Les éditions Le Muscadier viennent de publier leurs deux derniers titres. Au programme : viol et meurtre raciste. Qui a dit que notre jeunesse ne sait plus réfléchir ?

Romans ed. le Muscadier


C’était pour plaisanter

Une soirée entre jeunes comme il y en a tant ! Ça chante, ça refait le monde, ça se contredit. Ça se machouille le lobe de l’oreille, en faisant circuler un whisky bon marché qui croise un pétard, dont la cendre se répand sur la moquette au moment de l’échange.

Mais le lendemain matin Jeanne se réveille comateuse et percluse de douleurs au niveau de ses parties génitales. Elle ne se souvient de rien. Mais, elle en est convaincue : elle a été violée.

Tout aussi amnésique, Sack sort difficilement de son sommeil. C’est sa demi-sœur qui l’a ramené de la soirée, la veille. Il était dans un sale état. Surtout, elle l’a trouvé à moitié déshabillé sur un lit … aux côtés d’une adolescente, elle aussi endormie, la poitrine dénudée. !

Histoire de le charrier, quand il aurait repris des esprits, elle a même pris la photo. Ce n’est que le lendemain qu’elle découvrira que la jeune fille en question n’est autre … que Jeanne !

Tempête sous un crâne

La voilà en possession d’une preuve bien compromettante. Tempête sous un crâne : que doit-elle en faire ? Son témoignage pourrait être déterminant. Doit-elle dénoncer son demi-frère ?    Mais est-il vraiment coupable d’un tel crime.

Voilà de quoi gamberger sur des thématiques des plus actuelles : les bandes de copains-copines, le consentement, les agressions sexuelles, les dérives de certaines fêtes, les consommations à risque, les jeux qui tournent mal, la vigilance des adultes (ou leur carence), les risques etc… Autant de sujets qui ne manqueront pas de surgir à la lecture de ce scénario qui, pour être improbable, est loin d’être irréaliste.

 


Fallait y penser avant !

 Mais que fait donc Elona Prévoteau en procès d’Assises ? Agée d’à peine 19 ans, elle est accusée de complicité de meurtre. Ses complices ont été sévèrement condamnés : Gwendal à 20 ans d’incarcération, Jules et Kev à dix ans.

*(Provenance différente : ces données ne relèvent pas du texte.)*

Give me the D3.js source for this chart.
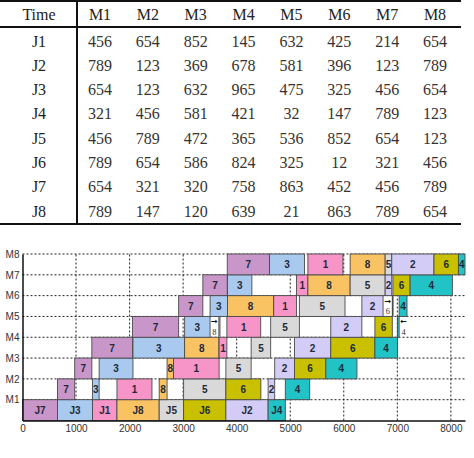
<!DOCTYPE html>
<html>
<head>
<meta charset="utf-8">
<script src="https://cdn.jsdelivr.net/npm/d3@7"></script>
<style>
  html, body { margin: 0; padding: 0; background: #fff; }
  svg { display: block; }
</style>
</head>
<body>
<svg id="chart" width="474" height="458"></svg>
<script>
// ---------- Data ----------
const machines = ["M1", "M2", "M3", "M4", "M5", "M6", "M7", "M8"];
const jobs = ["J1", "J2", "J3", "J4", "J5", "J6", "J7", "J8"];
// processing times (rows = jobs, columns = machines)
const timesJ1 = [456, 654, 852, 145, 632, 425, 214, 654];
const timesJ2 = [789, 123, 369, 678, 581, 396, 123, 789];
const timesJ3 = [654, 123, 632, 965, 475, 325, 456, 654];
const timesJ4 = [321, 456, 581, 421, 32, 147, 789, 123];
const timesJ5 = [456, 789, 472, 365, 536, 852, 654, 123];
const timesJ6 = [789, 654, 586, 824, 325, 12, 321, 456];
const timesJ7 = [654, 321, 320, 758, 863, 452, 456, 789];
const timesJ8 = [789, 147, 120, 639, 21, 863, 789, 654];
const times = [timesJ1, timesJ2, timesJ3, timesJ4, timesJ5, timesJ6, timesJ7, timesJ8];

// job sequence on each machine and start times
const seqM1 = [7, 3, 1, 8, 5, 6, 2, 4];
const startM1 = [0, 654, 1308, 1764, 2553, 3009, 3798, 4587];
const seqM2 = [7, 3, 1, 8, 5, 6, 2, 4];
const startM2 = [654, 1308, 1764, 2553, 3009, 3798, 4587, 4908];
const seqM3 = [7, 3, 8, 1, 5, 2, 6, 4];
const startM3 = [975, 1431, 2700, 2820, 3798, 4710, 5079, 5665];
const seqM4 = [7, 3, 8, 1, 5, 2, 6, 4];
const startM4 = [1295, 2063, 3028, 3672, 4270, 5079, 5757, 6581];
const seqM5 = [7, 3, 8, 1, 5, 2, 6, 4];
const startM5 = [2053, 3028, 3667, 3817, 4635, 5757, 6581, 7002];
const seqM6 = [7, 3, 8, 1, 5, 2, 6, 4];
const startM6 = [2916, 3503, 3828, 4691, 5171, 6338, 6906, 7034];
const seqM7 = [7, 3, 1, 8, 5, 2, 6, 4];
const startM7 = [3368, 3828, 5116, 5330, 6119, 6773, 6918, 7239];
const seqM8 = [7, 3, 1, 8, 5, 2, 6, 4];
const startM8 = [3824, 4613, 5330, 6119, 6773, 6896, 7685, 8141];
const sequences = [seqM1, seqM2, seqM3, seqM4, seqM5, seqM6, seqM7, seqM8];
const starts = [startM1, startM2, startM3, startM4, startM5, startM6, startM7, startM8];

// arrow annotations: [machine, job, arrow, side]
const arrowNotes = [["M5", 8, "\u2192", "left"], ["M6", 6, "\u2192", "left"], ["M5", 4, "\u2190", "right"]];

const xTicks = [0, 1000, 2000, 3000, 4000, 5000, 6000, 7000, 8000];
const makespan = 8264;

const jobColors = {
  1: "#f794c8", 2: "#d2ccf6", 3: "#a9c9ef", 4: "#22c3c6",
  5: "#d9d9d9", 6: "#c9c100", 7: "#c996c9", 8: "#f9c363"
};

// ---------- Build ----------
const svg = d3.select("#chart");

// ===== Table =====
const table = svg.append("g");
const colX = d3.scalePoint().domain(machines).range([100, 435]);
const timeColX = 39;
const rowY = d3.scalePoint().domain(jobs).range([41, 211]);
const serif = "'Liberation Serif', 'Times New Roman', serif";

[1, 27, 224].forEach(yy => {
  table.append("line").attr("x1", 0).attr("x2", 461).attr("y1", yy).attr("y2", yy)
    .attr("stroke", "#111").attr("stroke-width", 2);
});
table.append("line").attr("x1", 77).attr("x2", 77).attr("y1", 0).attr("y2", 225)
  .attr("stroke", "#111").attr("stroke-width", 2);

function cell(xx, yy, txt, color) {
  table.append("text")
    .attr("x", xx).attr("y", yy)
    .attr("text-anchor", "middle").attr("dominant-baseline", "central")
    .style("font-family", serif).style("font-size", "16px").attr("fill", color)
    .text(txt);
}
cell(timeColX, 14, "Time", "#222");
machines.forEach(m => cell(colX(m), 14, m, "#222"));
jobs.forEach((j, ji) => {
  cell(timeColX, rowY(j), j, "#222");
  machines.forEach((m, mi) => cell(colX(m), rowY(j), times[ji][mi], "#333"));
});

// ===== Gantt =====
const sans = "'Liberation Sans', Arial, sans-serif";
const x = d3.scaleLinear().domain([0, makespan]).range([22.5, 465]);
const y = d3.scaleLinear().domain([0, 8]).range([420.5, 254]);

const g = svg.append("g");

// grid lines
const grid = g.append("g");
machines.forEach((m, i) => {
  grid.append("line")
    .attr("x1", x(0)).attr("x2", x(makespan))
    .attr("y1", y(i + 1)).attr("y2", y(i + 1))
    .attr("stroke", "#222").attr("stroke-width", 1).attr("stroke-dasharray", "2,2");
});
xTicks.filter(t => t > 0).forEach(t => {
  grid.append("line")
    .attr("x1", x(t)).attr("x2", x(t))
    .attr("y1", y(0)).attr("y2", y(8))
    .attr("stroke", "#222").attr("stroke-width", 1).attr("stroke-dasharray", "2,2");
});

// bars
const bars = [];
machines.forEach((m, mi) => {
  sequences[mi].forEach((job, k) => {
    bars.push({ m: m, mi: mi, job: job, start: starts[mi][k], dur: times[job - 1][mi] });
  });
});

const barG = g.append("g");
barG.selectAll("rect").data(bars).enter().append("rect")
  .attr("x", d => x(d.start))
  .attr("width", d => Math.max(x(d.start + d.dur) - x(d.start), 0.8))
  .attr("y", d => y(d.mi + 1))
  .attr("height", d => y(d.mi) - y(d.mi + 1))
  .attr("fill", d => jobColors[d.job])
  .attr("stroke", "#4a4a4a").attr("stroke-width", 0.9);

const isNoted = d => arrowNotes.some(n => n[0] === d.m && n[1] === d.job);

barG.selectAll("text.lbl").data(bars.filter(d => !isNoted(d))).enter().append("text")
  .attr("class", "lbl")
  .attr("x", d => x(d.start + d.dur / 2))
  .attr("y", d => (y(d.mi) + y(d.mi + 1)) / 2 + 0.5)
  .attr("text-anchor", "middle").attr("dominant-baseline", "central")
  .style("font-family", sans).style("font-size", "10px").style("font-weight", "bold")
  .attr("fill", "#1e2a3a")
  .text(d => d.mi === 0 ? "J" + d.job : d.job);

// arrow annotations
arrowNotes.forEach(n => {
  const d = bars.find(b => b.m === n[0] && b.job === n[1]);
  const cx = n[3] === "left" ? x(d.start) - 4.5 : x(d.start + d.dur) + 4.5;
  const cy = (y(d.mi) + y(d.mi + 1)) / 2;
  barG.append("text")
    .attr("x", cx).attr("y", cy - 5)
    .attr("text-anchor", "middle").attr("dominant-baseline", "central")
    .style("font-family", "'DejaVu Sans', sans-serif").style("font-size", "8px").style("font-weight", "bold")
    .attr("fill", "#111").text(n[2]);
  barG.append("text")
    .attr("x", cx).attr("y", cy + 4.8)
    .attr("text-anchor", "middle").attr("dominant-baseline", "central")
    .style("font-family", serif).style("font-size", "8.5px")
    .attr("fill", "#333").text(n[1]);
});

// axes
const xAxis = g.append("g").attr("transform", `translate(0,${y(0)})`)
  .call(d3.axisBottom(x).tickValues(xTicks).tickFormat(d3.format("d")).tickSize(0).tickPadding(4));
xAxis.select(".domain").attr("stroke", "#111").attr("stroke-width", 1.5);
xAxis.selectAll("text").style("font-family", sans).style("font-size", "10px").attr("fill", "#333");

const yAxis = g.append("g").attr("transform", `translate(${x(0)},0)`)
  .call(d3.axisLeft(y).tickValues([1, 2, 3, 4, 5, 6, 7, 8]).tickFormat(i => machines[i - 1]).tickSize(0).tickPadding(3));
yAxis.select(".domain").attr("stroke", "#111").attr("stroke-width", 1.5);
yAxis.selectAll("text").style("font-family", sans).style("font-size", "10px").attr("fill", "#333");
</script>
</body>
</html>
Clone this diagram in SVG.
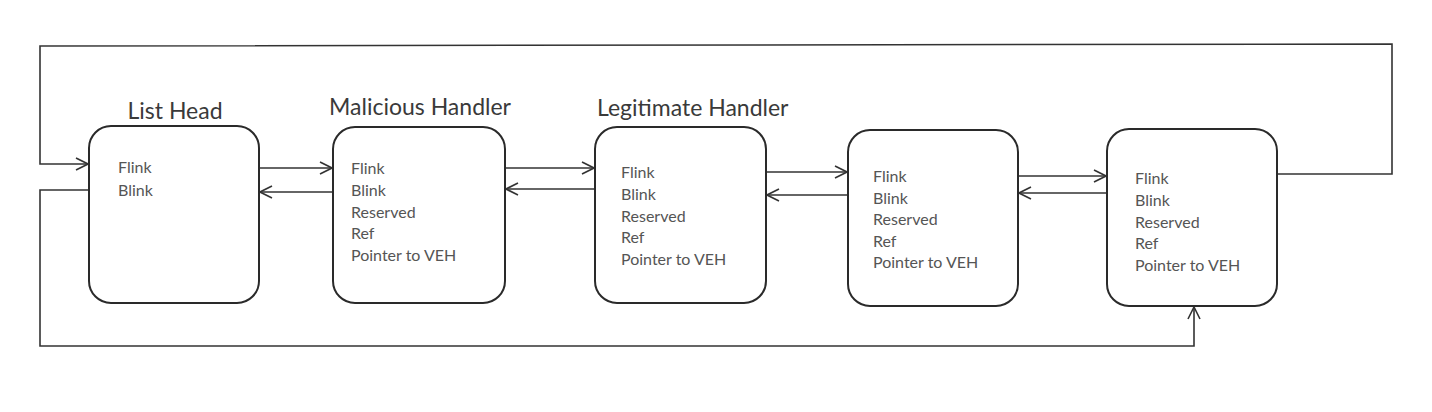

Dans la salle d’audience, elle fait face aux juges en robe noire et aux jurés. Sa mère est assise au deuxième rang, écrasée sous la honte. Un peu plus loin il y a celle de Mehdi, ravagée de douleur.

Le jour de son 18ème anniversaire, ses acolytes lui ont réservé une surprise : « se payer un arabe ». Kidnappé, attaché, humilié, torturé, puis abattu à coup de fusil, Mehdi n’avait aucune chance. Elona a laissé faire.

Mais qu’est-ce qu’elle est allée faire avec ces trois jeunes imprégnés d’idéologie suprémaciste et raciste ? Aujourd’hui, elle en mesure les conséquences. Mais, il est trop tard.

Une (in)consciente complicité

Confusément, elle décrit le déroulement de son procès. Elle tente d’expliquer l’inexplicable, de décrire l’indicible et d’exprimer l’ineffable.

Elle était sous emprise, elle a été manipulée, elle n’était pas elle-même … Son argumentation est hésitante, confuse, anxieuse. Son avocat cherchera à la défendre comme il peut. Le verdict sera rendu par le jury … qui n’est autre que le lecteur.

Le crime raciste est abordé ici par le biais de la passivité de témoins. S’abstenir de toute réaction face à un crime est équivalent à le commettre. Qu’il est facile de stigmatiser après coup la barbarie des coupables. Il est toujours plus difficile de résister à la contagion ambiante.

 


Cet article fait partie de la rubrique « Livre ouvert » Il est signé Jacques Trémintin


Lire aussi :

  1. Ce point qu’il faut atteindre, Mireille DISDERO, Éd. Le Muscadier, 2020, 188 p. De retour d’une fête à Paris, Violette change de comportement du tout au tout. Arnaud ne va avoir de cesse que d’en comprendre les raisons. Au fil des pages, il n’est guère difficile de deviner ce qui s’est passé.
  2. Je les entends nous suivre, Florence CADIER, Ed. Le Muscadier, 2018, 90 p. Quand Léo et Robin tombent amoureux, l’un de l’autre, le premier est tétanisé à l’idée d’officialiser sa liaison, quand le second est bien plus à l’aise.
  3. Maman, les p’tits bateaux, Claire MAZART, Éd. Le Muscadier, 2020, 80 p. Contrairement à l’idée reçue, il n’est pas toujours facile pour un enfant de révéler à ses proches les violences qu’il subit.
  4. L’aigle noir, Hervé Mestron, éd. Le Muscadier, 2017, 71 p., En arrivant dans cette nouvelle affectation, le nouvel enseignant va trouver l’enfer dans une bourgade qui n’aime ni les étrangers, ni les hommes de couleur

 


Bonus

La maison d’Éditions qui éveille les consciences

Contrairement à ce que l’on pense souvent, les jeunes ne boudent pas la lecture : en 2018, 86 % des 15/25 ans avaient lu au moins treize livres dans les douze mois précédents. Une maison d’édition atypique leur propose des récits dont les intrigues garantissent évasion et suspense, tout en leur permettant de réfléchir. 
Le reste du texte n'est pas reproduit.